Given exercise. Reproduce each line that includes the word "this".
::::
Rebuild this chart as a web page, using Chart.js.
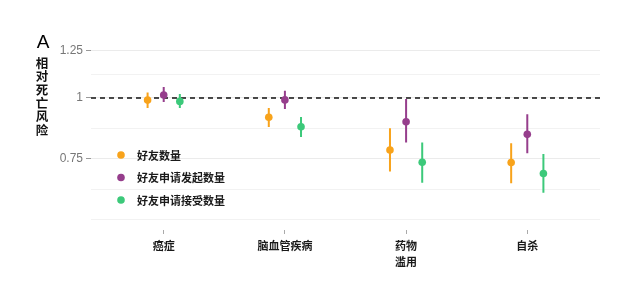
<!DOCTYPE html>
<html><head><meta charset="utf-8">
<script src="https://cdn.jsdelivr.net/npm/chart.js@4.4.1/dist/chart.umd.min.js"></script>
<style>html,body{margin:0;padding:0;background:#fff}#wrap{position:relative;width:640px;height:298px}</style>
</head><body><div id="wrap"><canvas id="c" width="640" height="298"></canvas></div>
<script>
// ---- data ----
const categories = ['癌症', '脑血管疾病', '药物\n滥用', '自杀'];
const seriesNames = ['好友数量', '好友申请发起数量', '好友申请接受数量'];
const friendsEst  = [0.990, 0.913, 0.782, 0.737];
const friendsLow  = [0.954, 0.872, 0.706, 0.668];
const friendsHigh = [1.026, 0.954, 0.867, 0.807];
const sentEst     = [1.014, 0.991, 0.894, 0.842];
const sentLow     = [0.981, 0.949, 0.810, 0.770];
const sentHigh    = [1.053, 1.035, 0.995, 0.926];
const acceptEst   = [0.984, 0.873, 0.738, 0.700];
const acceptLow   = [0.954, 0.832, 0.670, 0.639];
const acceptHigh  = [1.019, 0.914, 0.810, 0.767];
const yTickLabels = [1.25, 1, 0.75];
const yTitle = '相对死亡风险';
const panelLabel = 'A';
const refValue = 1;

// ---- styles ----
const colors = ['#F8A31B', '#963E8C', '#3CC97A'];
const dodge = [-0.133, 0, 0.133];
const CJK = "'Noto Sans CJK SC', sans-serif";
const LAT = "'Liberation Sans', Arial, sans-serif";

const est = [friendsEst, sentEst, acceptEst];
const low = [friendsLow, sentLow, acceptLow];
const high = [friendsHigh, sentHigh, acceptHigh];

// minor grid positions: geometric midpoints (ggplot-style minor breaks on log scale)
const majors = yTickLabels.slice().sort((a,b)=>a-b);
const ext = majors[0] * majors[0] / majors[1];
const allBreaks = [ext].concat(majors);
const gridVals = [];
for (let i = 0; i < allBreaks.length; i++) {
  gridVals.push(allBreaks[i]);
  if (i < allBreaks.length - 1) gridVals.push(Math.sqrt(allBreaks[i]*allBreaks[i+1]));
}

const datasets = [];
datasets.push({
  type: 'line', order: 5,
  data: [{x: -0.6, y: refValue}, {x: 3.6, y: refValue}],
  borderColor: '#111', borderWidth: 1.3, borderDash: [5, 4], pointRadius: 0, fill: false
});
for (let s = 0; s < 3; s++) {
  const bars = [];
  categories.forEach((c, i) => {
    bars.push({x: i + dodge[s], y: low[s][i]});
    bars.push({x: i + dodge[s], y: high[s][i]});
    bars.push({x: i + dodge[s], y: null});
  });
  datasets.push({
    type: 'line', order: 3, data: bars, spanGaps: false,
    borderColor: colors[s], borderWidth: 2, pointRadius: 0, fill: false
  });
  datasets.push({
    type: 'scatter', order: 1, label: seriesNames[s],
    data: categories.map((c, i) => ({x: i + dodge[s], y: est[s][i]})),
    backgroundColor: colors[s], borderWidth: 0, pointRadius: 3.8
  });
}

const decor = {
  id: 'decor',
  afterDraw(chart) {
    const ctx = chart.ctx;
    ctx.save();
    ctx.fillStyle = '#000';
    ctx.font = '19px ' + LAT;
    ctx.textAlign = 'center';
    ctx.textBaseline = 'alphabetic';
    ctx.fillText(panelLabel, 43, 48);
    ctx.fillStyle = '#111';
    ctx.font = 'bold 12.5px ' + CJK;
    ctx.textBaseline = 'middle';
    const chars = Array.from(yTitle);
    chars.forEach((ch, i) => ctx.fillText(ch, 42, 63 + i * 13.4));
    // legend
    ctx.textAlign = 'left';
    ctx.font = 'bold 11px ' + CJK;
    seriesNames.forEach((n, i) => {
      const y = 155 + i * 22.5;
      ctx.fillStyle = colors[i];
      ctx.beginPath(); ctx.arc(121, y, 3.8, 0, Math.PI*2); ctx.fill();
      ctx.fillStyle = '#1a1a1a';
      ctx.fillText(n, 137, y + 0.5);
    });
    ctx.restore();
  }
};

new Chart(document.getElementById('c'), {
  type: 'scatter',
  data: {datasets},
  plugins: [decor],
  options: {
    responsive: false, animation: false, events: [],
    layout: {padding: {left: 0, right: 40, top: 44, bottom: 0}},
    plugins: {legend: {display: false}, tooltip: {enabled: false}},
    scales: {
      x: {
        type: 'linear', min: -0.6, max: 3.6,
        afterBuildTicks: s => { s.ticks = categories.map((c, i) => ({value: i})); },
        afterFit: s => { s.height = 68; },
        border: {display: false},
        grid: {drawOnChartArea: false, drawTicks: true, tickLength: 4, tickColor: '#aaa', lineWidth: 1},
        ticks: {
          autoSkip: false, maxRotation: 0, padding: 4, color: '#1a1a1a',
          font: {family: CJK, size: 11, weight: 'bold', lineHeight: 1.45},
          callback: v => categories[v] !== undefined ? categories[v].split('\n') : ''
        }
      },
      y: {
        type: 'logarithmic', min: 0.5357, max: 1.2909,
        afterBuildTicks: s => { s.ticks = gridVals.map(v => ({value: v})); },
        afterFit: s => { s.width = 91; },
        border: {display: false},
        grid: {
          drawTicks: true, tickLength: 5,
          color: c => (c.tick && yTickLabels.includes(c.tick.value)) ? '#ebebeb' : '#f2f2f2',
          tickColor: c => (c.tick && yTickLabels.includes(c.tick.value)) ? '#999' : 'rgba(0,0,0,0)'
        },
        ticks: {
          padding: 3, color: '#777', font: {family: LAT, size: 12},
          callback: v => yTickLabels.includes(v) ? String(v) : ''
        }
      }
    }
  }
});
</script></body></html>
::::
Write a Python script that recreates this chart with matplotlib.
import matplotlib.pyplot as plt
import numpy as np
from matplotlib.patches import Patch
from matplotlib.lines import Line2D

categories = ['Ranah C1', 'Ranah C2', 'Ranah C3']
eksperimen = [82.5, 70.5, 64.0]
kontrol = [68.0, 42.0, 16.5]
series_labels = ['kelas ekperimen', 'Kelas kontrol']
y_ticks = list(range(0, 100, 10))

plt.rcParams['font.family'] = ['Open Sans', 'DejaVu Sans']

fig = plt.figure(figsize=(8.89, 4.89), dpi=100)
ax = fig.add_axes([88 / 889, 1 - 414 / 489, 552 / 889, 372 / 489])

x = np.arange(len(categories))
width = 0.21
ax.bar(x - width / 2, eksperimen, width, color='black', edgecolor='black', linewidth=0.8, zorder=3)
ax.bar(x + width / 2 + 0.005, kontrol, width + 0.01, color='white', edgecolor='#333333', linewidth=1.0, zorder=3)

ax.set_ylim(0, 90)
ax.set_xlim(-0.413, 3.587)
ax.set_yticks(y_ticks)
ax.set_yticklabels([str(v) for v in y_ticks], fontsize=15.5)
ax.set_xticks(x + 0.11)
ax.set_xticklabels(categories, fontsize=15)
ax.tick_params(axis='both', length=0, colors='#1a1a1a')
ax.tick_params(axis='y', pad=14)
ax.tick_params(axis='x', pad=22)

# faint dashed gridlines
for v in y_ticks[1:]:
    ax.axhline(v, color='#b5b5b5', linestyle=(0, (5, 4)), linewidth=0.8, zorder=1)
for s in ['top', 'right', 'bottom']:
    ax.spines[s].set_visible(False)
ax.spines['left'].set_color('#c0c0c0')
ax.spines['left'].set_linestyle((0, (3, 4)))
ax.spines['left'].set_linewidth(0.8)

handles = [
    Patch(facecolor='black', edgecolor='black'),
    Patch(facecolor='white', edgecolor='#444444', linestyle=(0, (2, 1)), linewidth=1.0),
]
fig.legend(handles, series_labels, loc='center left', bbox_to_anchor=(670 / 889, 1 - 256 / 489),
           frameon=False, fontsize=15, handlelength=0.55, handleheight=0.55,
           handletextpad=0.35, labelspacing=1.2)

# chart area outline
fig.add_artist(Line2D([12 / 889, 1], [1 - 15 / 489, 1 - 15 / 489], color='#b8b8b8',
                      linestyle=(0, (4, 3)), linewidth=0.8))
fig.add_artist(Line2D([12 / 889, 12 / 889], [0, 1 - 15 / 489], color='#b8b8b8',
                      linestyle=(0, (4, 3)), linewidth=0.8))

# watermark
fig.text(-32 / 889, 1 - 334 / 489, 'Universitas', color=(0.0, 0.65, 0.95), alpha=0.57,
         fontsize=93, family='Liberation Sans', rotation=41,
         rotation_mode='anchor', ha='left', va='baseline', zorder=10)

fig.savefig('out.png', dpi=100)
::::
Complete answer.
Rebuild this chart as a web page, using Chart.js.
Write a Python script that recreates this chart with matplotlib.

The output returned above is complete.